Many of the classic Great War memoirs were published between 1928 and 1930, including All Quiet on the Western Front, Undertones of War, Good-Bye to All That, and Memoirs of an Infantry Officer. They depicted the war as incompetently led pointless slaughter, and while they had respect for the soldiers who stoically endured the filth, misery, and terrors of the trenches, they dismissed as lying propaganda, fit only for home front consumption, the claims that they were embarked on a great and noble crusade.

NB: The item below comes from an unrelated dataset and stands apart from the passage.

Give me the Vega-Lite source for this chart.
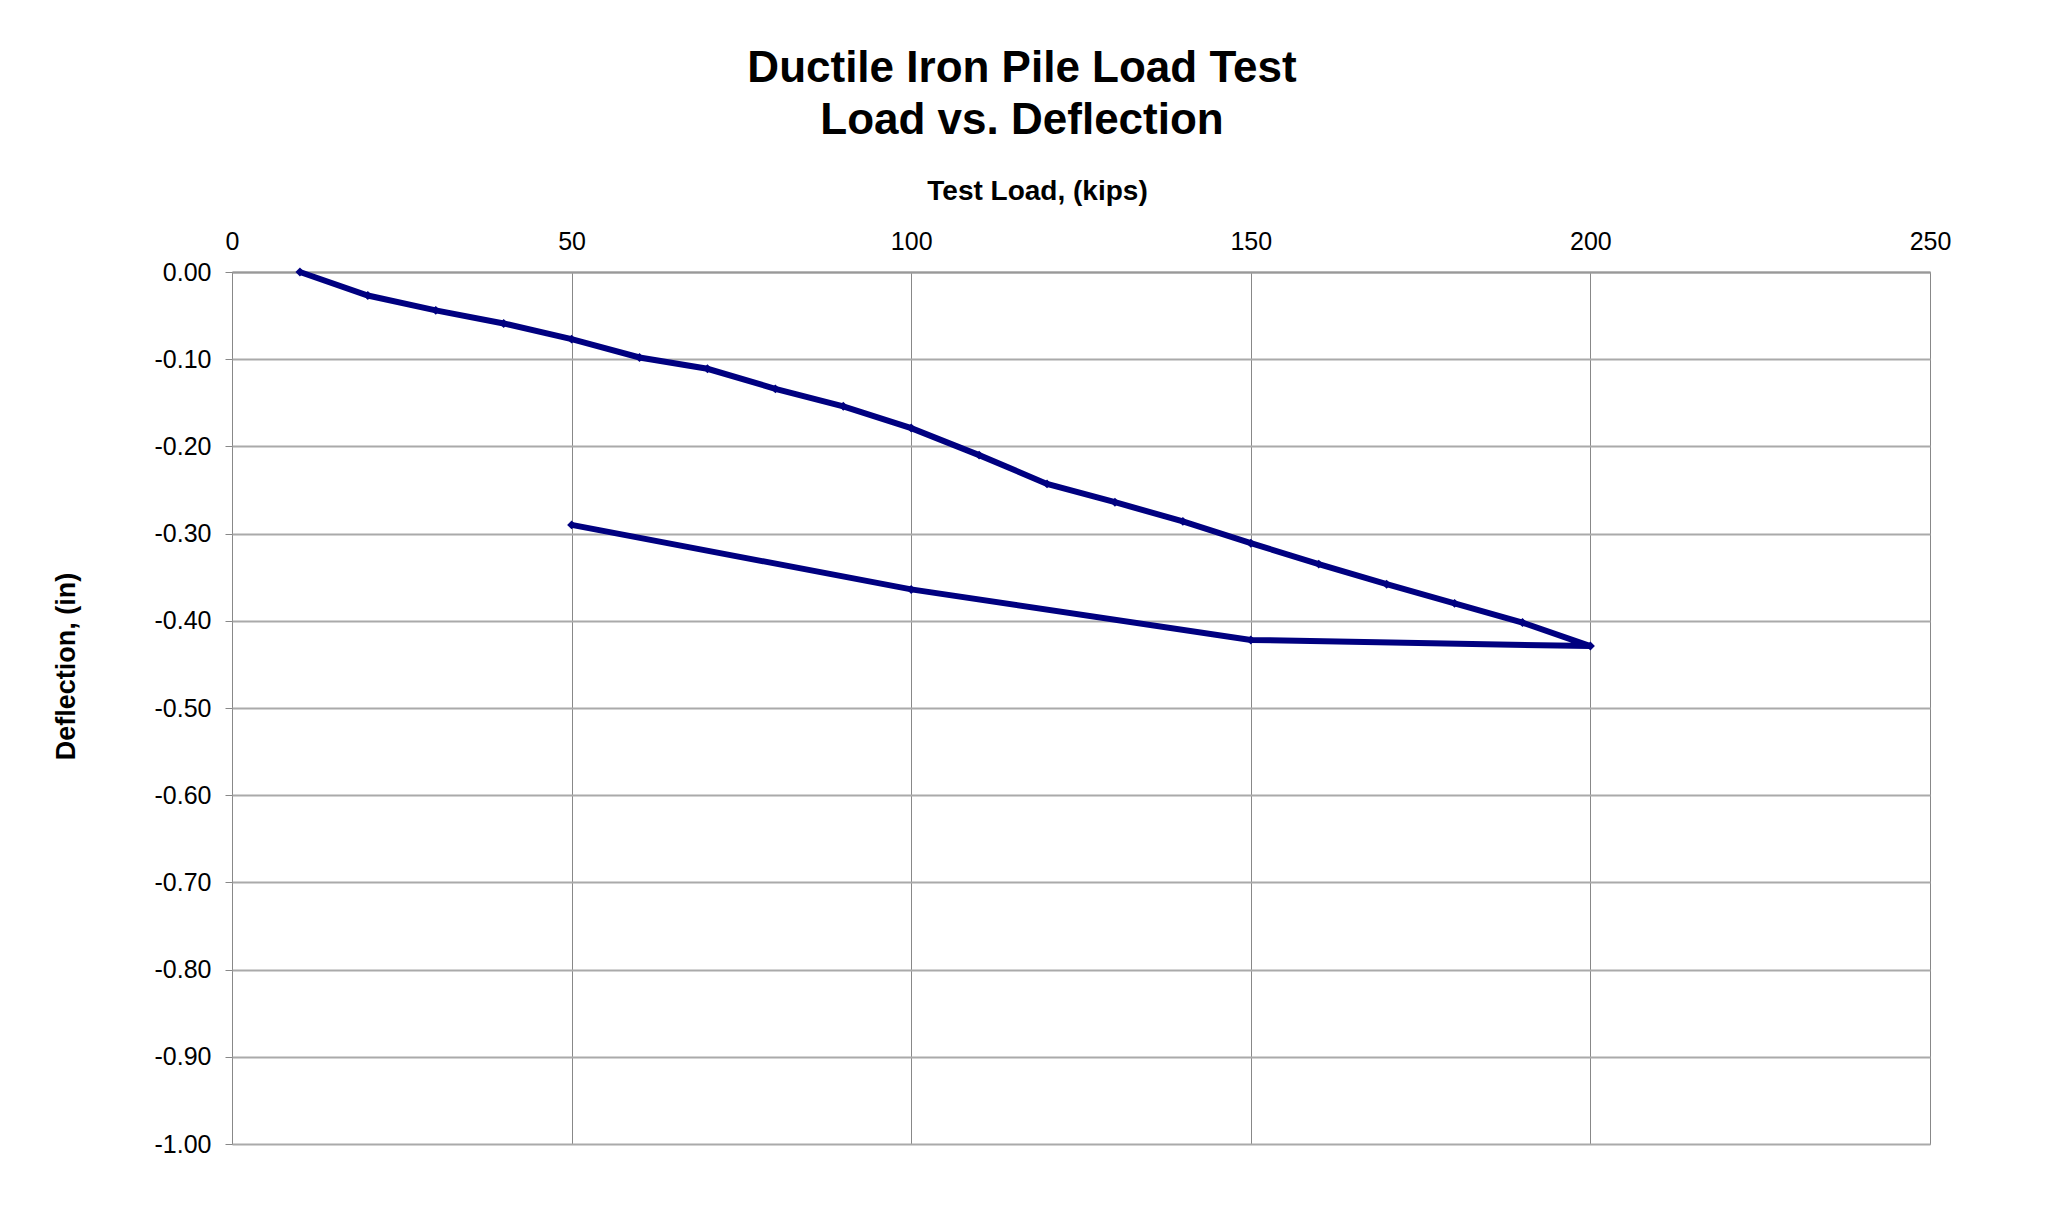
{
  "$schema": "https://vega.github.io/schema/vega-lite/v6.json",
  "autosize": {"type": "none"},
  "width": 1698,
  "height": 872,
  "padding": {"left": 232, "top": 272, "right": 118, "bottom": 74},
  "background": "white",
  "title": {
    "text": ["Ductile Iron Pile Load Test", "Load vs. Deflection"],
    "font": "Liberation Sans",
    "fontSize": 44,
    "fontWeight": "bold",
    "color": "black",
    "lineHeight": 52,
    "anchor": "middle",
    "dx": -59,
    "offset": 34
  },
  "data": {
    "values": [
      {"order": 1, "load": 10, "deflection": 0.000},
      {"order": 2, "load": 20, "deflection": -0.027},
      {"order": 3, "load": 30, "deflection": -0.044},
      {"order": 4, "load": 40, "deflection": -0.059},
      {"order": 5, "load": 50, "deflection": -0.077},
      {"order": 6, "load": 60, "deflection": -0.098},
      {"order": 7, "load": 70, "deflection": -0.111},
      {"order": 8, "load": 80, "deflection": -0.134},
      {"order": 9, "load": 90, "deflection": -0.154},
      {"order": 10, "load": 100, "deflection": -0.179},
      {"order": 11, "load": 110, "deflection": -0.210},
      {"order": 12, "load": 120, "deflection": -0.243},
      {"order": 13, "load": 130, "deflection": -0.264},
      {"order": 14, "load": 140, "deflection": -0.286},
      {"order": 15, "load": 150, "deflection": -0.311},
      {"order": 16, "load": 160, "deflection": -0.335},
      {"order": 17, "load": 170, "deflection": -0.358},
      {"order": 18, "load": 180, "deflection": -0.380},
      {"order": 19, "load": 190, "deflection": -0.402},
      {"order": 20, "load": 200, "deflection": -0.429},
      {"order": 21, "load": 150, "deflection": -0.422},
      {"order": 22, "load": 100, "deflection": -0.364},
      {"order": 23, "load": 50, "deflection": -0.290}
    ]
  },
  "mark": {
    "type": "line",
    "color": "#000080",
    "strokeWidth": 6,
    "point": {"shape": "diamond", "size": 80, "filled": true, "color": "#000080"}
  },
  "encoding": {
    "x": {
      "field": "load",
      "type": "quantitative",
      "scale": {"domain": [0, 250], "nice": false, "zero": false},
      "axis": {
        "orient": "top",
        "title": "Test Load, (kips)",
        "values": [0, 50, 100, 150, 200, 250],
        "titleFont": "Liberation Sans",
        "titleFontSize": 28,
        "titleFontWeight": "bold",
        "titleColor": "black",
        "titlePadding": 24,
        "titleX": 805,
        "labelFont": "Liberation Sans",
        "labelFontSize": 25,
        "labelColor": "black",
        "labelPadding": 18,
        "labelFlush": false,
        "ticks": false,
        "domainColor": "#999999",
        "domainWidth": 2,
        "grid": true,
        "gridColor": "#888888",
        "gridWidth": 1
      }
    },
    "y": {
      "field": "deflection",
      "type": "quantitative",
      "scale": {"domain": [-1, 0], "nice": false, "zero": false},
      "axis": {
        "title": "Deflection, (in)",
        "values": [0, -0.1, -0.2, -0.3, -0.4, -0.5, -0.6, -0.7, -0.8, -0.9, -1.0],
        "labelExpr": "replace(format(datum.value, '.2f'), '\u2212', '-')",
        "titleFont": "Liberation Sans",
        "titleFontSize": 27,
        "titleFontWeight": "bold",
        "titleColor": "black",
        "titlePadding": 74,
        "titleY": 394,
        "labelFont": "Liberation Sans",
        "labelFontSize": 25,
        "labelColor": "black",
        "labelPadding": 14,
        "ticks": true,
        "tickSize": 7,
        "tickColor": "#888888",
        "domain": false,
        "grid": true,
        "gridColor": "#aaaaaa",
        "gridWidth": 2
      }
    },
    "order": {"field": "order", "type": "quantitative"}
  },
  "config": {
    "view": {"stroke": "#999999", "strokeWidth": 1}
  }
}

A backlash ensued, led by politicians and ex-soldiers offended by the notion that the suffering and death had been for nothing. Most of the books these men wrote are now long forgotten, and some have a desperate tone that reads like a demented refusal to confront their own memories. Twelve Days on the Somme has escaped that fate, both because it is better written and because it focuses on the day to day lives of soldiers in the line. For that twelve day period the author kept an almost hour by hour record of events, showing the rhythms and routines of the soldiers’ lives.
They were kept busy day and night cleaning their gear, carrying supplies, and standing sentry duty, and when not working they tried to rest in the often waterlogged trenches. All this happened with the ever present knowledge that death could find them at any moment. Artillery was the big killer in World War I, and the sound of shells whistling overheard or crashing nearby was a constant part of their lives. Many of the trenches by that time had started as just connected shell holes, so a great deal of time was spent deepening and improving them, or fixing damage from rain or shellfire. Working parties went out almost every night to repair or strengthen the wire, and reconnaissance was made to inspect German defenses or try to capture a prisoner.
Food is always important to soldiers, and is one of the things they remember most clearly. The author’s descriptions of meals seemed improbable to me, a far cry from what one reads in many Great War memoirs, of subsisting on a monotonous diet of Maconochie stew, plum pudding, and weak tea brewed from bad water. According to him his soldiers ate very well in the trenches (certainly better than I ate when I served on Navy ships decades later). They always seemed to have plenty of bacon, toast, and jam as part of full hot meals served several times a day.
The author does not fail to mention the hardships of trench life, such as bitter cold, soaking rains, and ever present mud, but he maintains that the soldiers were cheerful, resolute, and committed to their country’s war aims. That description does not square with what comes across in many books, which depict them as resigned to their fate, certain that their only escape from the madness of the war would be through death or disfiguring wounds. They all hoped for a Blighty, a minor, non life-threatening wound that would nevertheless send them home, but they had seen too much violent death to expect a happy ending for themselves.
Siegfried Sassoon, in Memoirs of an Infantry Officer, wrote that officers and men were used up after six months, no longer fit for front line service. John Keegan, in The Face of Battle, said that courage under fire is a non-renewable resource, and the longer men are in combat the more their performance degrades, as their mental attitude changes from a) it won’t happen to me, to b) it could happen to me, so I better keep my head down, to c) it will happen to me; it happens to everyone and it’s just a matter of time until my number is up.
So why were the men in Sidney Rogerson’s battalion so cheerful? It could be that he was just projecting his personal sentiments on them, or that in the years since the war his memories had faded or been repressed, but it could also have been because many of them had not been at the front long enough to understand what awaited them. According to the British army, during the war an average of 7000 men per day were lost to all causes. And that was just the overall average; during battles the daily toll would have been horrific. The British took 450,000 casualties on the Somme between July and November 1916, and the events in this book took place in the last weeks of that battle, so it is possible that Rogerson’s battalion had been depleted and reinforced, and the chipper soldiers he met were replacements who did not yet understand the meat grinder they were in.
The book’s strengths are in its depictions of the day to day lives of soldiers at the front, and for that reason it is worth reading. An even better book, with a longer term look at the life of a battalion over the course of the entire war, is J.C. Dunn’s The War the Infantry Knew, 1914-1919. If Rogerson hoped to counter the perception of the war as murderous futility, he failed, because it is the remembrances of Remarque, Sassoon, and Graves, and the poetry of Wilfred Owen which have formed modern perceptions of the Great War. As such, this book occupies an odd corner of the memoir genre: worth reading for its details, but suspect in its overall viewpoint.